Leave out the pictures, and return only the lines running from the one that contains "Clone this chart in Plotly.js." to the one that contains "const chartTitle = 'Ventas ($ Millones)';", both included, exactly as they appear.
··· EXCERPTED DATA ···
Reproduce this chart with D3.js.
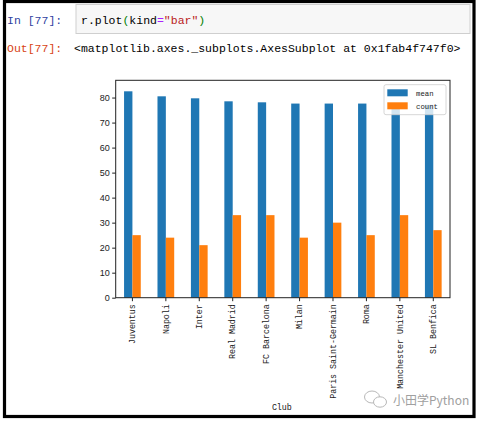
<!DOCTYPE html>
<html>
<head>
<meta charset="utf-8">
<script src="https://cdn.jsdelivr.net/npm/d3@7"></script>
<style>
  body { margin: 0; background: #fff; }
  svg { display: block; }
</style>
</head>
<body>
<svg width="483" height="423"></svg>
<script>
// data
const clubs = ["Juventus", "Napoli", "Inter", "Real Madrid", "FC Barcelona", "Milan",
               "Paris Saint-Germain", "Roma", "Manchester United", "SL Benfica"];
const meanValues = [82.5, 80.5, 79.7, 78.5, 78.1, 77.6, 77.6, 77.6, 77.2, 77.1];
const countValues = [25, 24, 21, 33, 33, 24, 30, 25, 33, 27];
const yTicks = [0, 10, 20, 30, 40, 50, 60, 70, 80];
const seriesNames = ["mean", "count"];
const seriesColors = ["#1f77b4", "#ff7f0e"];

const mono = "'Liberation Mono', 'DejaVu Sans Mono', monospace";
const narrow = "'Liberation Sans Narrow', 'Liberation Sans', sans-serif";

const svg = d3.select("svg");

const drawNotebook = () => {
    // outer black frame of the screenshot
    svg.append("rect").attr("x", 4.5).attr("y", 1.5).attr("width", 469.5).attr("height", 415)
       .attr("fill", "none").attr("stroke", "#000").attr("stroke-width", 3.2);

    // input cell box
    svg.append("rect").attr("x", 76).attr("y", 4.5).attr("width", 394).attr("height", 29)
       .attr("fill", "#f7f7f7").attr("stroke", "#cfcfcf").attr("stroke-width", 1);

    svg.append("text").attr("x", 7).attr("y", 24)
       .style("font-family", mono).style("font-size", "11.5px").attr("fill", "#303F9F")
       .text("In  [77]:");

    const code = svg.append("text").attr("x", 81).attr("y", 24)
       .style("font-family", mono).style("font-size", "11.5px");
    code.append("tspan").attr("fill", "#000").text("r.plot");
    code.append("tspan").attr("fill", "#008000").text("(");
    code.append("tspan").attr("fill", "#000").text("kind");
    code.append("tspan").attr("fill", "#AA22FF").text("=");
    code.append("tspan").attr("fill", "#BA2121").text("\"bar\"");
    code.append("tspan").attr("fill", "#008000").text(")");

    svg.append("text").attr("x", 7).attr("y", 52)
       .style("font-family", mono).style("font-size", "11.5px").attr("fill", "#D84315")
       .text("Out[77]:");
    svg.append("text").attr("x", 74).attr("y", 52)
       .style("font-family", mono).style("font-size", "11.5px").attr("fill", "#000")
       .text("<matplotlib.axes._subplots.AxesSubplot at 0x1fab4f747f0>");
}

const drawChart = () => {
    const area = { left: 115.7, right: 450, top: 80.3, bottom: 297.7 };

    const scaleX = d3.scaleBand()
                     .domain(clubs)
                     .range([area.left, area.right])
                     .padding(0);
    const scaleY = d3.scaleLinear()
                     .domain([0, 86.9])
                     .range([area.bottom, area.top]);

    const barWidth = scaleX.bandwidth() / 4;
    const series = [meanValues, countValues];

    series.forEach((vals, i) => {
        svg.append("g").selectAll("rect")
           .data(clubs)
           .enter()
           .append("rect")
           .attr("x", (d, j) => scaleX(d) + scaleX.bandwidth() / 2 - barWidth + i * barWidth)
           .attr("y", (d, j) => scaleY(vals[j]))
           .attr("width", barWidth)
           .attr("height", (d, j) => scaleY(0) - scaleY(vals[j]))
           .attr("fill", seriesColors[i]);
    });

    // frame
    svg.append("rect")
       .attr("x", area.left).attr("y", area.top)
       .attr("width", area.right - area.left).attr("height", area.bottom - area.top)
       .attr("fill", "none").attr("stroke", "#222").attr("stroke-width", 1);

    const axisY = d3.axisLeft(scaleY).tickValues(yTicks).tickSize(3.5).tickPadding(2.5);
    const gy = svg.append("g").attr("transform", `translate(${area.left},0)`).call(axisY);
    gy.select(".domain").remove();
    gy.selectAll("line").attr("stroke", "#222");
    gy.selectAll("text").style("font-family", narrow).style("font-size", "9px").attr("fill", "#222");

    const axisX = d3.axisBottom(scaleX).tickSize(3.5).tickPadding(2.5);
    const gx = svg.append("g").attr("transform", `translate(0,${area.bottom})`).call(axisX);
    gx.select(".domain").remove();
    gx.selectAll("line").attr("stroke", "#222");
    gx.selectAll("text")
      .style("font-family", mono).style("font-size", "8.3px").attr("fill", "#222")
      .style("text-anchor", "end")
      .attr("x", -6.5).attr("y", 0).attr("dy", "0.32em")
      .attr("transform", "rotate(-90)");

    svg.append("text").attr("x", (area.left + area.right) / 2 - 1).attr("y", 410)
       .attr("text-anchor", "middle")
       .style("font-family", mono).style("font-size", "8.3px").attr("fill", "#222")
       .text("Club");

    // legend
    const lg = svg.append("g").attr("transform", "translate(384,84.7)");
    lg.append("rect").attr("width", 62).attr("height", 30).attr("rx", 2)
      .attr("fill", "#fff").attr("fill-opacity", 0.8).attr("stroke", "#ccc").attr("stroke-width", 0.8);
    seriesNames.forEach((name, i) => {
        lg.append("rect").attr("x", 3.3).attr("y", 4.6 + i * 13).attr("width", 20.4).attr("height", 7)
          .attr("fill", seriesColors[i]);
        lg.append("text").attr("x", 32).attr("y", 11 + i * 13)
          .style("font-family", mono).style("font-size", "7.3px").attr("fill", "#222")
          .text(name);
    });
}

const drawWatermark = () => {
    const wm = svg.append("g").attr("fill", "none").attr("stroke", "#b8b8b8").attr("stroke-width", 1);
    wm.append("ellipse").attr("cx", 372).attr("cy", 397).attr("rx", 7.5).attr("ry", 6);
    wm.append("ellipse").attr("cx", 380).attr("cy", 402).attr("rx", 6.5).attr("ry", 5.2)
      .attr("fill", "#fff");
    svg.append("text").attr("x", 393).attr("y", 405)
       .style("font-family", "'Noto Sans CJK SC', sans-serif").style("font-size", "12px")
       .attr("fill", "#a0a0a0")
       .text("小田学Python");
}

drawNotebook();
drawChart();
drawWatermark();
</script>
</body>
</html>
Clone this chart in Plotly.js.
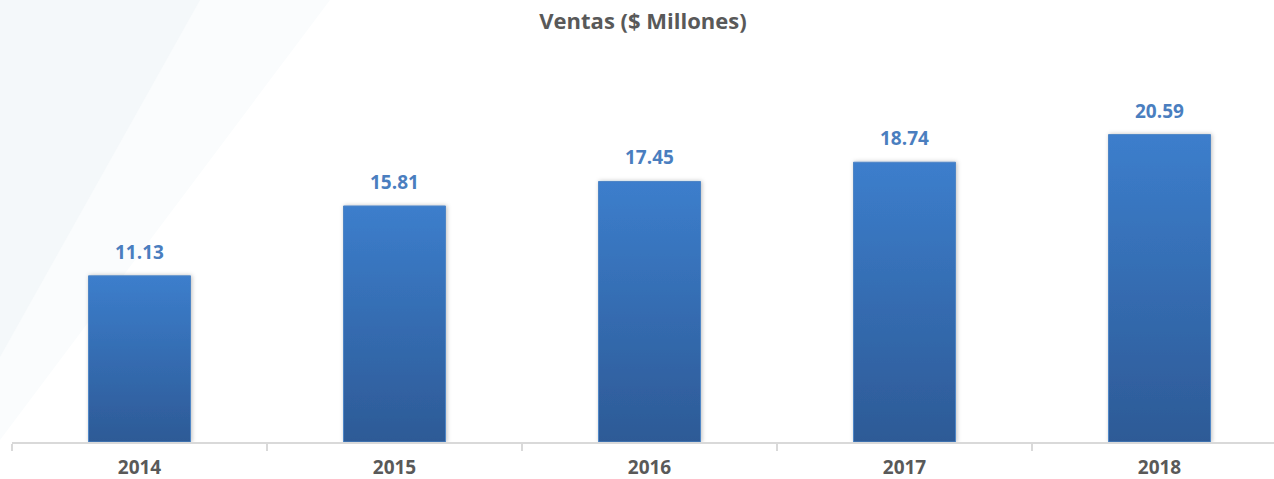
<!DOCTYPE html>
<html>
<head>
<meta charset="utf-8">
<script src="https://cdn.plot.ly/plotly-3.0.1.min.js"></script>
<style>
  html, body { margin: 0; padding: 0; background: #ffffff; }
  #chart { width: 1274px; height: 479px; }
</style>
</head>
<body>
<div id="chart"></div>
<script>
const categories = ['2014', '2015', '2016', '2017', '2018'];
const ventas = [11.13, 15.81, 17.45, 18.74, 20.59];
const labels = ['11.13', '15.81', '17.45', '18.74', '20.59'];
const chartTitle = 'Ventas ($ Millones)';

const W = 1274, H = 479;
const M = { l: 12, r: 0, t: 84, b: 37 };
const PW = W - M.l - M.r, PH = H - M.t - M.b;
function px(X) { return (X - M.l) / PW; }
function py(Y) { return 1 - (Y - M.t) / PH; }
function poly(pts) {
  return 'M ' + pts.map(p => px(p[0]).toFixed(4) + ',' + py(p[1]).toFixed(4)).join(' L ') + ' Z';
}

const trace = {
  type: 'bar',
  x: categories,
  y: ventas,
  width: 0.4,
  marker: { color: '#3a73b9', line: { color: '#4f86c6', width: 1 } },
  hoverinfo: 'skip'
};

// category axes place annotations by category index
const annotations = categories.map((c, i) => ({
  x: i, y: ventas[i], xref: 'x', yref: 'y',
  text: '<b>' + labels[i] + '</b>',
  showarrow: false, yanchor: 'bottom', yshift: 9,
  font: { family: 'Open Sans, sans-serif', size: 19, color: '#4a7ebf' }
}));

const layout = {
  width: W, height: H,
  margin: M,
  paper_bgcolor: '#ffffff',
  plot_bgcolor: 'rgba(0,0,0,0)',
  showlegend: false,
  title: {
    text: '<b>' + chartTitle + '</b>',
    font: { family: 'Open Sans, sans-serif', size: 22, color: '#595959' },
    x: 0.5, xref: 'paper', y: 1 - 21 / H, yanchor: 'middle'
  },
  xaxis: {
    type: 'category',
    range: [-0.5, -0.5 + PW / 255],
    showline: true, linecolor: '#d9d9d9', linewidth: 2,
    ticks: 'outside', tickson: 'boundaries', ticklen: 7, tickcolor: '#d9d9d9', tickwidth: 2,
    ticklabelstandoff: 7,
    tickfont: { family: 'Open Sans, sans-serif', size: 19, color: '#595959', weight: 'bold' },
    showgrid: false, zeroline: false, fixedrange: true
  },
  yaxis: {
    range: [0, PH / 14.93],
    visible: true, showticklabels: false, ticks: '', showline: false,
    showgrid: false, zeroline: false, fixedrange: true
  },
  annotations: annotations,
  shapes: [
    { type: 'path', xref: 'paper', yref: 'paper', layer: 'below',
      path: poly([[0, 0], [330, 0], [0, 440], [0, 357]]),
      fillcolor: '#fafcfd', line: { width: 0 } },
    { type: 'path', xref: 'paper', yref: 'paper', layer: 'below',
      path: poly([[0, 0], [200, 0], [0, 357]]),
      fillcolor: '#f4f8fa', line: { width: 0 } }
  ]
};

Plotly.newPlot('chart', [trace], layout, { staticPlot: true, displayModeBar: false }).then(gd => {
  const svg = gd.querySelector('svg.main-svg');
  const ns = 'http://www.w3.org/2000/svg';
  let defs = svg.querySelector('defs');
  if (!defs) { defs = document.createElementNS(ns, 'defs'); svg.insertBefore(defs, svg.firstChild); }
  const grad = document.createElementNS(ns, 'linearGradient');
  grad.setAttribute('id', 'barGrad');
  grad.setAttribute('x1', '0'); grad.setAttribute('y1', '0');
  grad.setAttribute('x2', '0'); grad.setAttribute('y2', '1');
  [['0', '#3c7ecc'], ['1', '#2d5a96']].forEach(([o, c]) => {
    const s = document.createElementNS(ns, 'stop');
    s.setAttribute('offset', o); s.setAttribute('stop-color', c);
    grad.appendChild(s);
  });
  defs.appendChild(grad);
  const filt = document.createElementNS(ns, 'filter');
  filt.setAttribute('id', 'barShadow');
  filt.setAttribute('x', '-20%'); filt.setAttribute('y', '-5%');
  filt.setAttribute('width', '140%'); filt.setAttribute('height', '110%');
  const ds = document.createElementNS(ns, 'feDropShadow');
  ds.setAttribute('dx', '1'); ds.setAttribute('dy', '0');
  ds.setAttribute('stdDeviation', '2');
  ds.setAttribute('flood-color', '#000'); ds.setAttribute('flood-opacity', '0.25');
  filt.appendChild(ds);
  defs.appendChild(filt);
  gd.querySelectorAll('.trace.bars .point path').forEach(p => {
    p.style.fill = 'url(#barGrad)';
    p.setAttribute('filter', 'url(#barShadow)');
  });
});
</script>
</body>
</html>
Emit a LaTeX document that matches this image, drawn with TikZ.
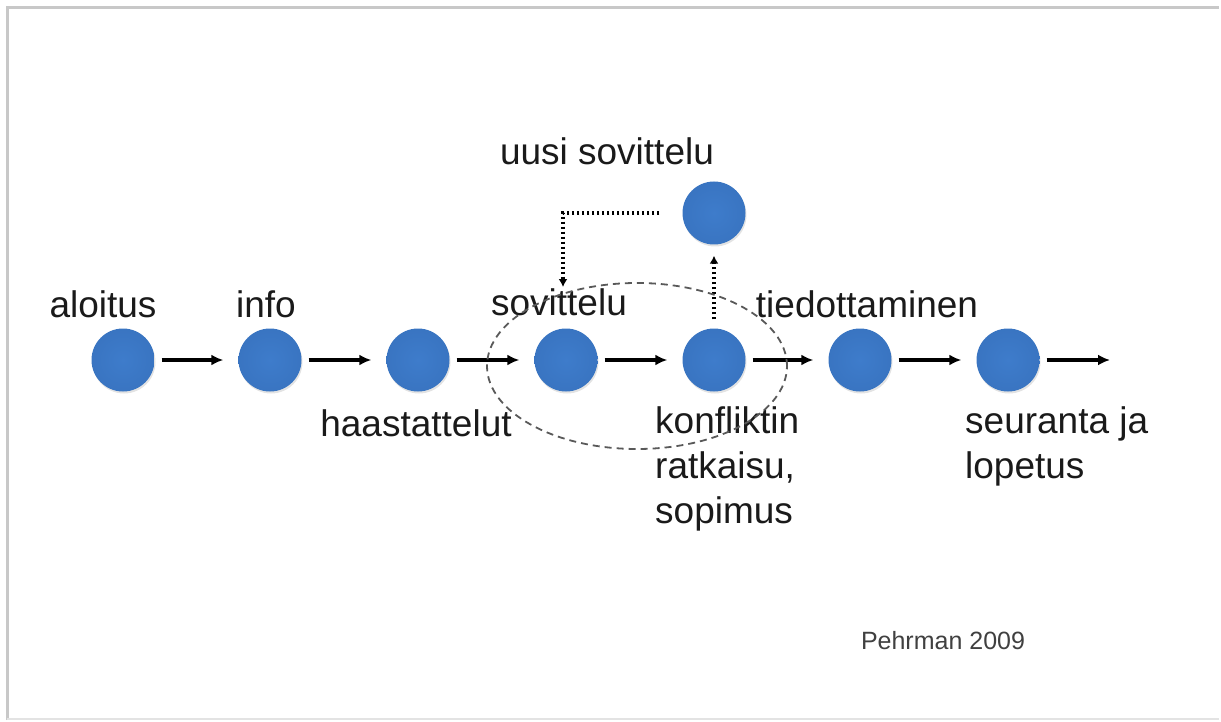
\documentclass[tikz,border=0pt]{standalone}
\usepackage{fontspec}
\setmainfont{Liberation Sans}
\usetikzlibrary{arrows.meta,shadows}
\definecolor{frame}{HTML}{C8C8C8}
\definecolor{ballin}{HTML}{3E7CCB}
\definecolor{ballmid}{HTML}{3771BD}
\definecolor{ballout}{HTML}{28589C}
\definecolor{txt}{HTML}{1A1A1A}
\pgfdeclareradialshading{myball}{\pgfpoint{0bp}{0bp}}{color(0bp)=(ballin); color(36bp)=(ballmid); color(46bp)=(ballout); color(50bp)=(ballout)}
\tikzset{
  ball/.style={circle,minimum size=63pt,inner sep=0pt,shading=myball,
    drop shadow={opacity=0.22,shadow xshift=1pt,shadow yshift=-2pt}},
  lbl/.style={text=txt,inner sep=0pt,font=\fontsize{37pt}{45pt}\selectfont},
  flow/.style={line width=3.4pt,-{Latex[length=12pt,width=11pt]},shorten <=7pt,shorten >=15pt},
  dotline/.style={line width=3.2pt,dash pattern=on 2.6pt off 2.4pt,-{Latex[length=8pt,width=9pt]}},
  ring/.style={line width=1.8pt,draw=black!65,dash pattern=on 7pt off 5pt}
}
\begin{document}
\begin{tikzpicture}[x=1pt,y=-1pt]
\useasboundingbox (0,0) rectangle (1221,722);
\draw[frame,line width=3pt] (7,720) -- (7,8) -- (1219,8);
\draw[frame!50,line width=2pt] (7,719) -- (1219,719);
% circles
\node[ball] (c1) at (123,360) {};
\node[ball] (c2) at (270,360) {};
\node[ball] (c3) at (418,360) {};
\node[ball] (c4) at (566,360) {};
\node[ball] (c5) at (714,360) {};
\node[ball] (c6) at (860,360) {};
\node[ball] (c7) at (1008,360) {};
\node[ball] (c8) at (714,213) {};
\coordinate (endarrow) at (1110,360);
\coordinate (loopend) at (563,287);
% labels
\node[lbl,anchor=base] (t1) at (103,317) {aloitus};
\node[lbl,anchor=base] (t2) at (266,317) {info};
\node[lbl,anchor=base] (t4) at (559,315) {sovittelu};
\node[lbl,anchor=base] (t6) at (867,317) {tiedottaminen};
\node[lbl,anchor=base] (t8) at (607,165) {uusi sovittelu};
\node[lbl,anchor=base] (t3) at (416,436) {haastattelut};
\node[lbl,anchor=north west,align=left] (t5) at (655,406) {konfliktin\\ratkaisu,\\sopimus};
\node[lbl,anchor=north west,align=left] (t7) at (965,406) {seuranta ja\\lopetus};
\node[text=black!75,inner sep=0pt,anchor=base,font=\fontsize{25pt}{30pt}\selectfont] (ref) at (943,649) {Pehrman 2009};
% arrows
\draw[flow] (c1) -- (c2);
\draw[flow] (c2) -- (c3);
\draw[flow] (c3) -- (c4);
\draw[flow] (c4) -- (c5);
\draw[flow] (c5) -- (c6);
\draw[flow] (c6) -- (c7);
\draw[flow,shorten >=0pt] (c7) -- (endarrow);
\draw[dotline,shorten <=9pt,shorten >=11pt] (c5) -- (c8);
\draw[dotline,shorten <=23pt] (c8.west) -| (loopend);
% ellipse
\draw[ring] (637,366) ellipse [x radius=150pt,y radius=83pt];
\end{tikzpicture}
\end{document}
···
_EXERCISE OUTPUT_
Clone this chart in Plotly.js.
<!DOCTYPE html>
<html>
<head>
<meta charset="utf-8">
<script src="https://cdn.plot.ly/plotly-3.0.1.min.js"></script>
<style>
  html, body { margin: 0; padding: 0; background: #ffffff; }
  #chart { width: 1274px; height: 479px; }
</style>
</head>
<body>
<div id="chart"></div>
<script>
const categories = ['2014', '2015', '2016', '2017', '2018'];
const ventas = [11.13, 15.81, 17.45, 18.74, 20.59];
const labels = ['11.13', '15.81', '17.45', '18.74', '20.59'];
const chartTitle = 'Ventas ($ Millones)';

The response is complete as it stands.